Her only child, Michelle, did not return phone calls requesting an interview. There were no services or obituaries for Linda Bowles. In fact, for the first two weeks after she died, her friends and family kept silent out of respect for Bowles and her daughter, who didn’t want Bowles’ critics to know about the suicide.

The Paradise Post broke the story on May 15 after hearing from an unnamed source. Reluctantly Bowles’ daughter issued a press release stating that, “The coroner’s report will tell you she purposely overdosed on anti-depressants.”

Linda and Warren Bowles led a very secluded life.
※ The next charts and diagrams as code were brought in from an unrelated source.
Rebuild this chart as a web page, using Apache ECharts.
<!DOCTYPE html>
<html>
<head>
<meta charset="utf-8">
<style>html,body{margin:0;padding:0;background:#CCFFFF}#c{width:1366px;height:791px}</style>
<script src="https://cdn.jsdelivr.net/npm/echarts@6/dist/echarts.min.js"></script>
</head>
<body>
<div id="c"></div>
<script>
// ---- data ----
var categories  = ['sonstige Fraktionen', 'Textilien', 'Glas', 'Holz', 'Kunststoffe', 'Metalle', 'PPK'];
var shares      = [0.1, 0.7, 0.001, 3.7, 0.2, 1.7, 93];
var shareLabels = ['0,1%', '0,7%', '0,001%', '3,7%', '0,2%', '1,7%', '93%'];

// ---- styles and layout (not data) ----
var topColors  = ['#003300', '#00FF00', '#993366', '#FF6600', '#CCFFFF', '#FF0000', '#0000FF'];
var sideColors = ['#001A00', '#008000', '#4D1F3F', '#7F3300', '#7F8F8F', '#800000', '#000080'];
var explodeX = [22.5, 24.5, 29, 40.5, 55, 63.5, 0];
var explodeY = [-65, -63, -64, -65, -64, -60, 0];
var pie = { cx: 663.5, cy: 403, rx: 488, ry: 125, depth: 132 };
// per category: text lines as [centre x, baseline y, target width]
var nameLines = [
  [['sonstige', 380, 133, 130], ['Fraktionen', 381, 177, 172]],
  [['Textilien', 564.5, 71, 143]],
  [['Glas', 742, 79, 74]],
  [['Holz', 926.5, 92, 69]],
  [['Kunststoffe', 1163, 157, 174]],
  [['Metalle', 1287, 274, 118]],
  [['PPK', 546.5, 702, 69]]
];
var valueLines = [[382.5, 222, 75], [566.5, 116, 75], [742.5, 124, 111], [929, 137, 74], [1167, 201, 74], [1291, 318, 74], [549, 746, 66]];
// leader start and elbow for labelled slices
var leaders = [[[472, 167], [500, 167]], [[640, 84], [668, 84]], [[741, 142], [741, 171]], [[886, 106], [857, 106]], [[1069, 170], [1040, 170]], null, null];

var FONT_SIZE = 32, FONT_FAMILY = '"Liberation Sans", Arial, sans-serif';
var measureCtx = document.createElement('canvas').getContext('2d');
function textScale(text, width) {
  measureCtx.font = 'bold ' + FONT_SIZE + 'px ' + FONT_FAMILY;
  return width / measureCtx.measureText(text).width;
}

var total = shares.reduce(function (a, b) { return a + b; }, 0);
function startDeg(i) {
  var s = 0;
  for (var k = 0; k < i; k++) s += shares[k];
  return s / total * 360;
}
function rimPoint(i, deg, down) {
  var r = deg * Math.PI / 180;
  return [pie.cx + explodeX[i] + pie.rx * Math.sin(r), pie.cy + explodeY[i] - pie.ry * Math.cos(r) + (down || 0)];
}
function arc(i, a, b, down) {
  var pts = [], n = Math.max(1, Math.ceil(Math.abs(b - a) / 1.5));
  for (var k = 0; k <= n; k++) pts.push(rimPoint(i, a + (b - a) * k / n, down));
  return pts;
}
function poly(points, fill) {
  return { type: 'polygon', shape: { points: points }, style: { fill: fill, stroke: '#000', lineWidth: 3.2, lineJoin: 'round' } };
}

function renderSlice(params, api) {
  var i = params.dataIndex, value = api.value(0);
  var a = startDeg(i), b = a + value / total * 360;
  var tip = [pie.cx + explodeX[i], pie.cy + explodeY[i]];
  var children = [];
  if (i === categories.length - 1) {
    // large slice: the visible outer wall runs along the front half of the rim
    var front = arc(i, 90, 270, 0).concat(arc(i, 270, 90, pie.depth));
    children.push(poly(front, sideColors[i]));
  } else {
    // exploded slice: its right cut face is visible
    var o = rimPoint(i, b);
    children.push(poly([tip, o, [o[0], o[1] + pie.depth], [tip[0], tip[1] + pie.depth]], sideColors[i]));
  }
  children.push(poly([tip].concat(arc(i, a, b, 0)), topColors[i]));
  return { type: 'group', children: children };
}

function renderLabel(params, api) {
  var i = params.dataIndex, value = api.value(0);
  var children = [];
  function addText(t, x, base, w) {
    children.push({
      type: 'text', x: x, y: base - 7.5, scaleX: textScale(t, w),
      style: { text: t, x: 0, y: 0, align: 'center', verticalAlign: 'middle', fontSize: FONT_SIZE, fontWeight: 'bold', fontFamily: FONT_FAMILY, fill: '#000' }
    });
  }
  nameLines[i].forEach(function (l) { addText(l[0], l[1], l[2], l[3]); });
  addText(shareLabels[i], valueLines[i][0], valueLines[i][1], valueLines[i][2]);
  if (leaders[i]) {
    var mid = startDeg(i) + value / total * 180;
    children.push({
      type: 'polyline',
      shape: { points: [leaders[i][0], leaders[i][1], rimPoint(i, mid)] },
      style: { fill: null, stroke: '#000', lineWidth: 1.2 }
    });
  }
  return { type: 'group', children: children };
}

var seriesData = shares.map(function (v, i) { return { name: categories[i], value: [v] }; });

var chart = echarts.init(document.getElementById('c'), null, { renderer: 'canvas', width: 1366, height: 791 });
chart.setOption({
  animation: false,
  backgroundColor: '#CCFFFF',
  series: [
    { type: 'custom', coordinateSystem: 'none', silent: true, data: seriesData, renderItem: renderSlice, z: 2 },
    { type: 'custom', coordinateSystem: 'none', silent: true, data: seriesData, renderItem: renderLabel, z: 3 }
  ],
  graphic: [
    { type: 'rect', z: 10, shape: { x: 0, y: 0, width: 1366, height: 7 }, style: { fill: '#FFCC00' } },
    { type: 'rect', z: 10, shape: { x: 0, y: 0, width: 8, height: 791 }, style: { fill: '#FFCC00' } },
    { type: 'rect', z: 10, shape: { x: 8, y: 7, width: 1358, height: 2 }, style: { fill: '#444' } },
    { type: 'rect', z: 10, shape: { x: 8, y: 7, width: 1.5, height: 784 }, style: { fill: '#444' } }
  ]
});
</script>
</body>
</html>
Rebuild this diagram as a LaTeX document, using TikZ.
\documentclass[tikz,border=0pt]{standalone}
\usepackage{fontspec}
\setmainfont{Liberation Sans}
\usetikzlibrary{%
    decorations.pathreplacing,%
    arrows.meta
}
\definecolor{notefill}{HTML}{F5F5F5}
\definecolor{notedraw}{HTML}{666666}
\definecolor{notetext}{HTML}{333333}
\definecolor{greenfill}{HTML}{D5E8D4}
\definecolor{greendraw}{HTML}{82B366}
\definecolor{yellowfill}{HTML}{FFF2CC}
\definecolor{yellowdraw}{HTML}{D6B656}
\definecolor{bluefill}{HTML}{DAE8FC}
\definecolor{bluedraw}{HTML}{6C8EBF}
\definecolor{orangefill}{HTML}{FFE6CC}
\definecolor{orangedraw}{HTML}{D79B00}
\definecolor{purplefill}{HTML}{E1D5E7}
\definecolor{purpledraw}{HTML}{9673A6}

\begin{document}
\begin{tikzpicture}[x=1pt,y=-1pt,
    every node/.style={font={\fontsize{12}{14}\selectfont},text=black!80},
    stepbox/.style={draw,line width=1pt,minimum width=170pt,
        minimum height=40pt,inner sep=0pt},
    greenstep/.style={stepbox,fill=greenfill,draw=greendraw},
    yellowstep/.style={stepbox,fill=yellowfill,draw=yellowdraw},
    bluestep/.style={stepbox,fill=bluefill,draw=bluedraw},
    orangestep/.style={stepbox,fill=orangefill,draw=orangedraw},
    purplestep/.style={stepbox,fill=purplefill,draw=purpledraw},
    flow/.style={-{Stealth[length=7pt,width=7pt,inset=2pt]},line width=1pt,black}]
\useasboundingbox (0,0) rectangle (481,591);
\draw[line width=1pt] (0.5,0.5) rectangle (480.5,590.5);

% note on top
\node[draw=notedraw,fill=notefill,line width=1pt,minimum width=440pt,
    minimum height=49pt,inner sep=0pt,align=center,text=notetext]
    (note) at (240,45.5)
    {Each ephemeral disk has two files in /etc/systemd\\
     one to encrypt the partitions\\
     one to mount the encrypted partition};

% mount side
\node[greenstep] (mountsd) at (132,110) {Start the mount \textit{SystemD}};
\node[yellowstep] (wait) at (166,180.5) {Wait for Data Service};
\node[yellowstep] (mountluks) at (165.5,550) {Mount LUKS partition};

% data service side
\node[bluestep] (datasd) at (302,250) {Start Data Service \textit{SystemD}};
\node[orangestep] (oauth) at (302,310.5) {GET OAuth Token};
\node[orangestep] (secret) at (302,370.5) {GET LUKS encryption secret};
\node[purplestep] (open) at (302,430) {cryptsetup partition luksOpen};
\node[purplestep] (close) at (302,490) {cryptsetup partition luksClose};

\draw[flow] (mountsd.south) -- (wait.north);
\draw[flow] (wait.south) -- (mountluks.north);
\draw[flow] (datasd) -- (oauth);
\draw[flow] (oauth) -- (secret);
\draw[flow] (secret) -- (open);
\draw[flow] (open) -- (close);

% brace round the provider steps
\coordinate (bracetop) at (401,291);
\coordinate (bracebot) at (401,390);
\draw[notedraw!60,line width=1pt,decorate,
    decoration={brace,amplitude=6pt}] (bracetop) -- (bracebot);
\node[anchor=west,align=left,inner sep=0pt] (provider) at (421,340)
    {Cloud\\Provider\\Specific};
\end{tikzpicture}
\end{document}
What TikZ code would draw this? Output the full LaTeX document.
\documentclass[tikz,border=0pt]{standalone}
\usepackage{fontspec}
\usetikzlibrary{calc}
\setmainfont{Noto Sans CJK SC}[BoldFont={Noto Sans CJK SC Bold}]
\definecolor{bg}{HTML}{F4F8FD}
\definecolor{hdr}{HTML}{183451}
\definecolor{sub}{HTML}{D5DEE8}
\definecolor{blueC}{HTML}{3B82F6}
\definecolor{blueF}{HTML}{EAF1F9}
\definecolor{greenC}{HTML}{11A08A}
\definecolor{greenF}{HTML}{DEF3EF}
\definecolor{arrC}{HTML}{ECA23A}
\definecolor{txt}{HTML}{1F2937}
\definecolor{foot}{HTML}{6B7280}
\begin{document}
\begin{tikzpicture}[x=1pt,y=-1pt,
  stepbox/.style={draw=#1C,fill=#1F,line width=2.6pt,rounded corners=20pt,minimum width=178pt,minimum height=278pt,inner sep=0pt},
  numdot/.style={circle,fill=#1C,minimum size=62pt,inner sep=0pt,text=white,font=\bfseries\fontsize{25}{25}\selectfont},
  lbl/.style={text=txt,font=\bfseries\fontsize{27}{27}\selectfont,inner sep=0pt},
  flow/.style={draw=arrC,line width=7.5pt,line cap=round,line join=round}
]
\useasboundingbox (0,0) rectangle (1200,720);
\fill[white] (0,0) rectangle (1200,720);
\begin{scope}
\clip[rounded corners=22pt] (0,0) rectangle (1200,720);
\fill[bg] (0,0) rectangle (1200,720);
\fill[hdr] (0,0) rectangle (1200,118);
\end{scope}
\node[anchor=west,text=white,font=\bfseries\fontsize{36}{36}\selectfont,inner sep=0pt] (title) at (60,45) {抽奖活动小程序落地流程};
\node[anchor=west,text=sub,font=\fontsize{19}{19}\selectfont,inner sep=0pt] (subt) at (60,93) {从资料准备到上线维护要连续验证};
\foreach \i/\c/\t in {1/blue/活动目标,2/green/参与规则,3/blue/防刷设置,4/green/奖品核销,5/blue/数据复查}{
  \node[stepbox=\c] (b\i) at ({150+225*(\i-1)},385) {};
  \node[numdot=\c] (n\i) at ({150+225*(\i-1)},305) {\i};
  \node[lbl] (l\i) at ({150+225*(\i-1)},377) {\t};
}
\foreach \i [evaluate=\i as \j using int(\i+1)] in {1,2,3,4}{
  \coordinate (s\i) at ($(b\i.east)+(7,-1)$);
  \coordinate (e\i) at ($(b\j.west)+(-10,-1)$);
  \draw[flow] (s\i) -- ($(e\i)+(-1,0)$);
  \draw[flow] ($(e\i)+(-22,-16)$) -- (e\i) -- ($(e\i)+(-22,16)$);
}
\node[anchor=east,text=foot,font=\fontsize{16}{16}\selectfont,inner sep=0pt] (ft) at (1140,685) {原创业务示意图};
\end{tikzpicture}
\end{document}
She described her home as “the foothills of the Sierra Nevada.” Not many fans knew she lived in Cathey’s Valley, and there are conservative patriots living in Cathey’s Valley who still don’t know who she was.

She didn’t belong to a church. Instead she and Warren had their own worship services on Sundays. Although they moved from the Bay Area, they didn’t seem to have a lot of friends from there they kept in touch with.

Her mother, a widow, lived in Oregon, and her daughter was living in the Bay Area at the time of her death.

Bowles’ close friends knew very little about her life before she met Warren. Bowles told friends that she had been married to a bullfighter while she was still a teenager. Michelle, now 32, was the daughter of that union.

Friends believe Bowles’ mother was from Canada, but no one knew where Linda Bowles grew up. She often spoke of her relationship with her stepfather, who taught her “everything there was to know about business.”

When her stepfather died, a friend said, she was despondent then too, but she had Warren to lean on.

The righteous anger in her columns led many critics to dub her a “hate-monger,” zinging leftists with unsubstantiated accusations. She made no apologies for the punches she threw.

“The ridiculous deserve ridicule,” she was heard to say, as well as, “There’s no such thing as being too mean to Clinton.”

In an interview with the Enterprise-Record a decade ago, she described with glee how much fun it was to take one of her adversaries apart in print.

“I ripped him to shreds,” she said of an environmental columnist who inspired her to write her first letter to the editor. “He’s probably somewhere huddled, crying, hugging a tree somewhere right now. … It sounds cruel, but it was fun.”

And critics hit back. Former state Assembly candidate Roberts Braden, in a letter to the Enterprise-Record about 18 months ago, dubbed her column “that upchuck of false piety” with which “she attempted to paint the Democrats as the heathen left (her words), responsible for morals and values that do not meet her standards. … My dictionary defines heathen as ‘one who is not a Christian, Jew or Moslem.’ Most Democrats belong to one of those faiths. Bowles should not bear false witness. It’s immoral and offensive to mainstream values.”

But Bowles never claimed to be invincible. In fact, in one essay, she discussed how our values need societal support if they are to prevail:

“The bulwarks we erected to protect us against the dark side of our natures—the church, the family, the school and the law—have been overrun by heathens who consider them unnecessary obstacles to having a good time.”

In the end, it seems, that network of support Bowles had hoped to bolster with her columns was not enough.

After her death, her daughter said that Bowles died “of complications of the heart.”

“To say she had a weak or failed heart would be untrue," she wrote in a press release. "To say she suffered from a broken heart would be an understatement."